Arnold v. United States

Decision Date07 April 2022
Docket Number21-cv-399
PartiesDUSTIN ARNOLD and ASHLEY ARNOLD, Plaintiffs, v. UNITED STATES OF AMERICA, Defendant.
CourtU.S. District Court — District of New Mexico
MEMORANDUM OPINION AND ORDER

WILLIAM P. JOHNSON, CHIEF UNITED STATES DISTRICT JUDGE

THIS MATTER comes before the Court upon Defendant's Motion to Dismiss for Lack of Subject Matter Jurisdiction, or Alternatively for Partial Summary Judgment. Doc. 22. To resolve this motion, the Court must answer two questions: (1) did Plaintiff Dustin Arnold settle with the U.S. Postal Service (“USPS”) by cashing its claims check? And (2) did Plaintiffs Dustin and Ashley Arnold (together Plaintiffs) inadequately notify USPS of their negligent hiring, training, supervision, and entrustment claims? Having carefully reviewed the pleadings and applicable law, the Court finds in the affirmative for both questions. Therefore, the motion is GRANTED.

BACKGROUND

In early May of 2019, Plaintiffs were involved in a car crash with a federal employee driving a USPS vehicle in the course and scope of his employment. Consequently, Mr. Arnold filed an administrative claim, Standard Form-95 (“SF-95”), with USPS the following month on June 12, requesting $12, 431.61 in property damages. He claimed as the underlying basis that “mail truck 8203162 ran a stop sign and Tboned my wife and I . . . . Infiniti Q45 sedan has damage to entire right side/TBone, right side impact.” By signing the SF-95, Mr. Arnold certified “that the amount of claim covers only damages and injuries caused by the incident above and agree to accept said amount in full satisfaction and final settlement of the claim.”

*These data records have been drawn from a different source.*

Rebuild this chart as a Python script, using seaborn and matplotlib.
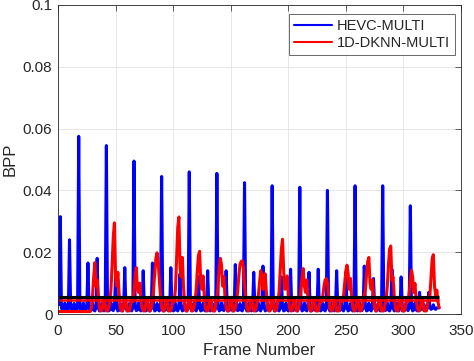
import numpy as np
import pandas as pd
import matplotlib
matplotlib.use('Agg')
import matplotlib.pyplot as plt
import seaborn as sns

# bits per pixel per frame (frames start at 1)
hevc_multi = [
	0.003,
	0.0315, 0.002, 0.001, 0.0013, 0.0035, 0.0014, 0.001, 0.002,
	0.024, 0.002, 0.001, 0.0012, 0.0034, 0.0015, 0.001, 0.002,
	0.0575, 0.0022, 0.001, 0.0013, 0.0036, 0.0014, 0.001, 0.0021,
	0.0165, 0.002, 0.0011, 0.0013, 0.0035, 0.0013, 0.001, 0.002,
	0.018, 0.0021, 0.001, 0.0012, 0.0034, 0.0014, 0.001, 0.002,
	0.0545, 0.0022, 0.001, 0.0013, 0.0036, 0.0015, 0.0011, 0.0021,
	0.012, 0.002, 0.001, 0.0012, 0.0035, 0.0014, 0.001, 0.002,
	0.015, 0.0021, 0.001, 0.0013, 0.0034, 0.0013, 0.001, 0.002,
	0.0495, 0.0022, 0.0011, 0.0013, 0.0036, 0.0014, 0.001, 0.0021,
	0.014, 0.002, 0.001, 0.0012, 0.0035, 0.0015, 0.001, 0.002,
	0.0165, 0.0021, 0.001, 0.0013, 0.0034, 0.0014, 0.001, 0.002,
	0.0445, 0.0022, 0.001, 0.0013, 0.0036, 0.0013, 0.0011, 0.0021,
	0.015, 0.002, 0.001, 0.0012, 0.0035, 0.0014, 0.001, 0.002,
	0.013, 0.0021, 0.001, 0.0013, 0.0034, 0.0015, 0.001, 0.002,
	0.046, 0.0022, 0.0011, 0.0013, 0.0036, 0.0014, 0.001, 0.0021,
	0.012, 0.002, 0.001, 0.0012, 0.0035, 0.0013, 0.001, 0.002,
	0.014, 0.0021, 0.001, 0.0013, 0.0034, 0.0014, 0.001, 0.002,
	0.0455, 0.0022, 0.001, 0.0013, 0.0036, 0.0015, 0.0011, 0.0021,
	0.014, 0.002, 0.001, 0.0012, 0.0035, 0.0014, 0.001, 0.002,
	0.016, 0.0021, 0.0011, 0.0013, 0.0034, 0.0013, 0.001, 0.002,
	0.0425, 0.0022, 0.001, 0.0013, 0.0036, 0.0014, 0.001, 0.0021,
	0.0135, 0.002, 0.001, 0.0012, 0.0035, 0.0015, 0.001, 0.002,
	0.0155, 0.0021, 0.001, 0.0013, 0.0034, 0.0014, 0.0011, 0.002,
	0.0415, 0.0022, 0.001, 0.0013, 0.0036, 0.0013, 0.001, 0.0021,
	0.012, 0.002, 0.001, 0.0012, 0.0035, 0.0014, 0.001, 0.002,
	0.0145, 0.0021, 0.0011, 0.0013, 0.0034, 0.0015, 0.001, 0.002,
	0.041, 0.0022, 0.001, 0.0013, 0.0036, 0.0014, 0.001, 0.0021,
	0.0135, 0.002, 0.001, 0.0012, 0.0035, 0.0013, 0.0011, 0.002,
	0.0145, 0.0021, 0.001, 0.0013, 0.0034, 0.0014, 0.001, 0.002,
	0.040, 0.0022, 0.001, 0.0013, 0.0036, 0.0015, 0.001, 0.0021,
	0.014, 0.002, 0.0011, 0.0012, 0.0035, 0.0014, 0.001, 0.002,
	0.0135, 0.0021, 0.001, 0.0013, 0.0034, 0.0013, 0.001, 0.002,
	0.0415, 0.0022, 0.001, 0.0013, 0.0036, 0.0014, 0.0011, 0.0021,
	0.0155, 0.002, 0.001, 0.0012, 0.0035, 0.0015, 0.001, 0.002,
	0.0115, 0.0021, 0.001, 0.0013, 0.0034, 0.0014, 0.001, 0.002,
	0.0415, 0.0022, 0.0011, 0.0013, 0.0036, 0.0013, 0.001, 0.0021,
	0.0145, 0.002, 0.001, 0.0012, 0.0035, 0.0014, 0.001, 0.002,
	0.012, 0.0021, 0.001, 0.0013, 0.0034, 0.0015, 0.0011, 0.002,
	0.035, 0.0022, 0.001, 0.0013, 0.0036, 0.0014, 0.001, 0.0021,
	0.007, 0.002, 0.0015, 0.0018, 0.003, 0.0018, 0.0015, 0.002,
	0.007, 0.002, 0.0015, 0.0018, 0.003, 0.0018, 0.0015, 0.002,
	0.002, 0.002,
]

dknn_multi = [
	0.0008, 0.0008, 0.0008, 0.0008, 0.0008, 0.0008, 0.0008, 0.0008, 0.0008, 0.0008,
	0.0008, 0.0008, 0.0008, 0.0008, 0.0008, 0.0008, 0.0008, 0.0008, 0.0008, 0.0008,
	0.0008, 0.0008, 0.0008, 0.0008, 0.0008, 0.0008, 0.0008, 0.0008,
	0.002, 0.006, 0.012, 0.0166, 0.009, 0.011, 0.006, 0.002, 0.001, 0.001, 0.003, 0.005, 0.003, 0.001, 0.001, 0.002, 0.004,
	0.008, 0.016, 0.025, 0.0295, 0.012, 0.009, 0.0135, 0.007, 0.002, 0.001, 0.001, 0.003, 0.005, 0.004, 0.001, 0.001, 0.001, 0.003, 0.005,
	0.004, 0.007, 0.012, 0.015, 0.008, 0.007, 0.010, 0.005, 0.002, 0.001, 0.001, 0.003, 0.005, 0.004, 0.001, 0.001, 0.002, 0.004,
	0.008, 0.013, 0.018, 0.0198, 0.017, 0.011, 0.006, 0.002, 0.001, 0.001, 0.003, 0.005, 0.004, 0.001, 0.001, 0.001, 0.003, 0.005, 0.004,
	0.008, 0.018, 0.028, 0.0314, 0.015, 0.012, 0.0183, 0.009, 0.003, 0.001, 0.001, 0.003, 0.005, 0.004, 0.001, 0.001, 0.002, 0.004,
	0.008, 0.014, 0.019, 0.0203, 0.010, 0.008, 0.0123, 0.006, 0.002, 0.001, 0.001, 0.003, 0.005, 0.004, 0.001, 0.001, 0.001, 0.003, 0.005,
	0.009, 0.015, 0.018, 0.016, 0.009, 0.012, 0.006, 0.002, 0.001, 0.001, 0.003, 0.005, 0.004, 0.001, 0.001, 0.002, 0.004, 0.007, 0.012,
	0.016, 0.017, 0.0172, 0.015, 0.010, 0.005, 0.002, 0.001, 0.001, 0.003, 0.005, 0.004, 0.001, 0.001, 0.002, 0.004,
	0.006, 0.010, 0.014, 0.013, 0.008, 0.010, 0.013, 0.007, 0.002, 0.001, 0.001, 0.003, 0.005, 0.004, 0.001, 0.001, 0.002, 0.004,
	0.007, 0.014, 0.021, 0.0242, 0.014, 0.008, 0.009, 0.0123, 0.006, 0.002, 0.001, 0.001, 0.003, 0.005, 0.004, 0.001, 0.001, 0.002, 0.004,
	0.008, 0.012, 0.0147, 0.009, 0.007, 0.011, 0.006, 0.002, 0.001, 0.001, 0.003, 0.005, 0.004, 0.001, 0.001, 0.001, 0.003, 0.005, 0.004,
	0.006, 0.009, 0.011, 0.0115, 0.010, 0.006, 0.002, 0.001, 0.001, 0.003, 0.005, 0.004, 0.001, 0.001, 0.001, 0.003, 0.005, 0.004, 0.006,
	0.010, 0.014, 0.0158, 0.013, 0.008, 0.0115, 0.006, 0.002, 0.001, 0.001, 0.003, 0.005, 0.004, 0.001, 0.001, 0.002, 0.004, 0.006, 0.008,
	0.013, 0.017, 0.0183, 0.010, 0.008, 0.011, 0.006, 0.002, 0.001, 0.001, 0.003, 0.005, 0.004, 0.001, 0.001, 0.001, 0.003, 0.005, 0.009,
	0.016, 0.021, 0.022, 0.011, 0.012, 0.006, 0.002, 0.001, 0.001, 0.003, 0.005, 0.004, 0.001, 0.001, 0.001, 0.003, 0.005, 0.004, 0.007,
	0.011, 0.0142, 0.012, 0.007, 0.0099, 0.005, 0.002, 0.001, 0.001, 0.003, 0.005, 0.004, 0.001, 0.001, 0.001, 0.003, 0.005, 0.006,
	0.012, 0.018, 0.0192, 0.009, 0.006, 0.0077, 0.004, 0.002,
]

# average lines drawn across the whole sequence
hevc_avg = 0.0056
dknn_avg = 0.0045

xticks = [0, 50, 100, 150, 200, 250, 300, 350]
yticks = [0, 0.02, 0.04, 0.06, 0.08, 0.1]
ytick_labels = ['0', '0.02', '0.04', '0.06', '0.08', '0.1']

frames = np.arange(1, len(hevc_multi) + 1)
df = pd.DataFrame({'Frame Number': frames, 'HEVC-MULTI': hevc_multi, '1D-DKNN-MULTI': dknn_multi})

sns.set_theme(style='white')
plt.rcParams['font.family'] = ['Liberation Sans', 'DejaVu Sans']

fig, ax = plt.subplots(figsize=(4.74, 3.61), dpi=100)
fig.subplots_adjust(left=58 / 474, right=461 / 474, bottom=47 / 361, top=1 - 5 / 361)

sns.lineplot(data=df, x='Frame Number', y='HEVC-MULTI', color='#0000ff', lw=2.2, label='HEVC-MULTI', ax=ax)
sns.lineplot(data=df, x='Frame Number', y='1D-DKNN-MULTI', color='#ff0000', lw=2.2, label='1D-DKNN-MULTI', ax=ax)
ax.hlines(dknn_avg, frames[0], frames[-1], color='#ff0000', lw=1.8, zorder=3)
ax.hlines(hevc_avg, frames[0], frames[-1], color='black', lw=2.2, zorder=4)

ax.set_xlim(0, 350)
ax.set_ylim(0, 0.1)
ax.set_xticks(xticks)
ax.set_yticks(yticks)
ax.set_yticklabels(ytick_labels)
ax.grid(True, color='#e3e3e3', lw=0.6)
ax.set_axisbelow(True)
for s in ax.spines.values():
	s.set_color('#262626')
	s.set_linewidth(0.6)
ax.tick_params(direction='in', length=4, width=0.5, color='#262626', labelcolor='#262626',
	labelsize=11, top=True, right=True)
ax.tick_params(axis='x', pad=7.5)
ax.tick_params(axis='y', pad=4)
ax.set_xlabel('Frame Number', fontsize=12, color='#262626', labelpad=3)
ax.set_ylabel('BPP', fontsize=12, color='#262626', labelpad=4)

leg = ax.legend(loc='upper right', bbox_to_anchor=(0.985, 0.97), fontsize=10.5, frameon=True,
	fancybox=False, edgecolor='#262626', handlelength=2.6, handletextpad=0.3, borderpad=0.35,
	labelspacing=0.2, borderaxespad=0)
leg.get_frame().set_linewidth(0.6)
for line in leg.get_lines():
	line.set_linewidth(1.5)

fig.savefig('out.png', dpi=100)
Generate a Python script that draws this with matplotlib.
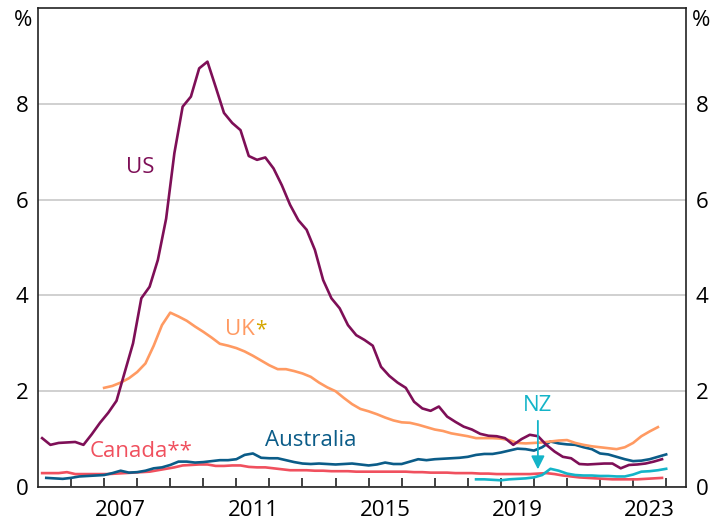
import numpy as np
import matplotlib
matplotlib.use("Agg")
import matplotlib.pyplot as plt

plt.rcParams['font.family'] = ['Open Sans', 'DejaVu Sans']

# quarterly dates (decimal years)
us_x = np.arange(2005.125, 2024.0, 0.25)
canada_x = np.arange(2005.125, 2024.0, 0.25)
aus_x = np.arange(2005.25, 2024.01, 0.25)
uk_x = np.arange(2007.0, 2023.76, 0.25)
nz_x = np.arange(2018.25, 2024.01, 0.25)

us = [1.02, 0.88, 0.92, 0.93,
      0.94, 0.88, 1.10, 1.34,
      1.55, 1.80, 2.40, 3.00,
      3.94, 4.18, 4.74, 5.60,
      6.97, 7.94, 8.15, 8.74,
      8.88, 8.35, 7.81, 7.60,
      7.45, 6.91, 6.83, 6.88,
      6.65, 6.30, 5.89, 5.57,
      5.37, 4.95, 4.32, 3.94,
      3.73, 3.38, 3.17, 3.07,
      2.95, 2.51, 2.32, 2.18,
      2.07, 1.78, 1.64, 1.59,
      1.68, 1.47, 1.36, 1.26,
      1.20, 1.11, 1.07, 1.06,
      1.02, 0.88, 1.00, 1.09,
      1.06, 0.88, 0.74, 0.63,
      0.60, 0.48, 0.47, 0.48,
      0.49, 0.49, 0.39, 0.46,
      0.47, 0.49, 0.53, 0.58]

uk = [2.07, 2.11, 2.18, 2.27,
      2.40, 2.58, 2.95, 3.38,
      3.64, 3.56, 3.47, 3.35,
      3.24, 3.12, 2.99, 2.95,
      2.90, 2.83, 2.74, 2.64,
      2.54, 2.46, 2.46, 2.42,
      2.37, 2.30, 2.18, 2.08,
      2.00, 1.86, 1.73, 1.63,
      1.58, 1.52, 1.45, 1.39,
      1.35, 1.34, 1.30, 1.25,
      1.20, 1.17, 1.12, 1.09,
      1.06, 1.02, 1.02, 1.02,
      1.01, 0.98, 0.92, 0.91,
      0.92, 0.93, 0.95, 0.97,
      0.98, 0.92, 0.88, 0.85,
      0.83, 0.81, 0.79, 0.83,
      0.92, 1.06, 1.16, 1.25]

australia = [0.19, 0.18, 0.17,
             0.19, 0.22, 0.23, 0.24,
             0.25, 0.29, 0.34, 0.30,
             0.31, 0.34, 0.39, 0.41,
             0.46, 0.53, 0.53, 0.51,
             0.52, 0.54, 0.56, 0.56,
             0.58, 0.67, 0.70, 0.61,
             0.60, 0.60, 0.56, 0.52,
             0.49, 0.48, 0.49, 0.48,
             0.47, 0.48, 0.49, 0.47,
             0.45, 0.47, 0.51, 0.48,
             0.48, 0.53, 0.58, 0.56,
             0.58, 0.59, 0.60, 0.61,
             0.63, 0.67, 0.69, 0.69,
             0.72, 0.76, 0.80, 0.79,
             0.76, 0.83, 0.95, 0.91,
             0.89, 0.88, 0.83, 0.79,
             0.70, 0.68, 0.63, 0.58,
             0.54, 0.55, 0.58, 0.63,
             0.68]

canada = [0.29, 0.29, 0.29, 0.31,
          0.27, 0.27, 0.27, 0.27,
          0.27, 0.28, 0.29, 0.30,
          0.31, 0.32, 0.35, 0.38,
          0.41, 0.45, 0.46, 0.47,
          0.47, 0.44, 0.44, 0.45,
          0.45, 0.42, 0.41, 0.41,
          0.39, 0.37, 0.35, 0.35,
          0.35, 0.34, 0.34, 0.33,
          0.33, 0.33, 0.32, 0.32,
          0.32, 0.32, 0.32, 0.32,
          0.32, 0.31, 0.31, 0.30,
          0.30, 0.30, 0.29, 0.29,
          0.29, 0.28, 0.28, 0.27,
          0.27, 0.27, 0.27, 0.27,
          0.28, 0.29, 0.27, 0.24,
          0.22, 0.20, 0.19, 0.18,
          0.17, 0.16, 0.16, 0.16,
          0.16, 0.17, 0.18, 0.19]

nz = [0.16, 0.16, 0.15,
      0.14, 0.16, 0.17, 0.18,
      0.20, 0.25, 0.38, 0.34,
      0.28, 0.25, 0.24, 0.24,
      0.23, 0.23, 0.22, 0.22,
      0.26, 0.32, 0.33, 0.35,
      0.38]

year_labels = [2007, 2011, 2015, 2019, 2023]

c_us = '#7E0F57'
c_uk = '#FF9A62'
c_uk_star = '#D4A600'
c_can = '#F0505E'
c_aus = '#0B5C88'
c_nz = '#14B4C8'

fig = plt.figure(figsize=(7.1, 5.25), dpi=100)
ax = fig.add_axes([38 / 710, 38 / 525, 648 / 710, 479 / 525])

lw = 1.9
ax.plot(canada_x, canada, color=c_can, lw=lw)
ax.plot(aus_x, australia, color=c_aus, lw=lw)
ax.plot(nz_x, nz, color=c_nz, lw=lw)
ax.plot(uk_x, uk, color=c_uk, lw=lw)
ax.plot(us_x, us, color=c_us, lw=lw)

ax.set_xlim(2005, 2024.6)
ax.set_ylim(0, 10)

ax.set_yticks([0, 2, 4, 6, 8])
ax.yaxis.grid(True, color='#C4C4C4', lw=1.1)
ax.set_axisbelow(True)
ax.tick_params(axis='y', length=0, labelsize=16, labelright=True, pad=7)

ax.set_xticks(np.arange(2006, 2025, 1))
ax.set_xticklabels([])
ax.set_xticks([y + 0.5 for y in year_labels], minor=True)
ax.set_xticklabels([str(y) for y in year_labels], minor=True)
ax.tick_params(axis='x', which='major', direction='in', length=6.5, width=1.2, color='#222222')
ax.tick_params(axis='x', which='minor', length=0, labelsize=16, pad=9)

for s in ax.spines.values():
    s.set_color('#222222')
    s.set_linewidth(1.2)

fig.text(32 / 710, 1 - 20 / 525, '%', ha='right', va='center', fontsize=16)
fig.text(692 / 710, 1 - 20 / 525, '%', ha='left', va='center', fontsize=16)

ax.text(2008.1, 6.68, 'US', color=c_us, fontsize=16, ha='center', va='center')
t_uk = ax.text(2010.67, 3.28, 'UK', color=c_uk, fontsize=16, ha='left', va='center')
ax.annotate('*', xy=(1, 1), xycoords=t_uk, color=c_uk_star, fontsize=15,
            ha='left', va='top')
ax.text(2006.57, 0.74, 'Canada**', color=c_can, fontsize=16, ha='left', va='center')
ax.text(2011.88, 0.98, 'Australia', color=c_aus, fontsize=16, ha='left', va='center')
ax.text(2020.12, 1.71, 'NZ', color=c_nz, fontsize=16, ha='center', va='center')
ax.annotate('', xy=(2020.12, 0.31), xytext=(2020.12, 1.44),
            arrowprops=dict(arrowstyle='-|>', color=c_nz, lw=1.3, mutation_scale=20))

fig.savefig('out.png', dpi=100)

About two weeks later, USPS mailed Mr. Arnold a check for $5 831.62. Crucially, a letter was attached to that check stating:

Acceptance of this check operates as a complete release and bars recovery of any additional or future claims against the United States, the United States Postal Service and/or government employee(s) whose act(s) or omission(s) gave rise to the claim by reason of the same subject matter.

Mr. Arnold could have rejected the offer, like his wife later chose to do. Instead, he cashed the check three days later. Nevertheless, Mr. Arnold thought he could recover more from USPS, and so Plaintiffs hired the law firm of Lerner and Rowe. Around October 30, 2019, Mr. and Mrs. Arnold through their law firm sent USPS settlement demands requesting $15, 066.43 and $15, 241.36, respectively, for personal injury damages. At some unspecified point, Mrs. Arnold received a check from USPS for $15, 000 but claims she has yet to cash it. As for Mr. Arnold, USPS subsequently advised him on July 9, 2020, that cashing his check for $5, 831.62 operated as an acceptance of USPS' settlement offer, barring any additional claims arising from the accident.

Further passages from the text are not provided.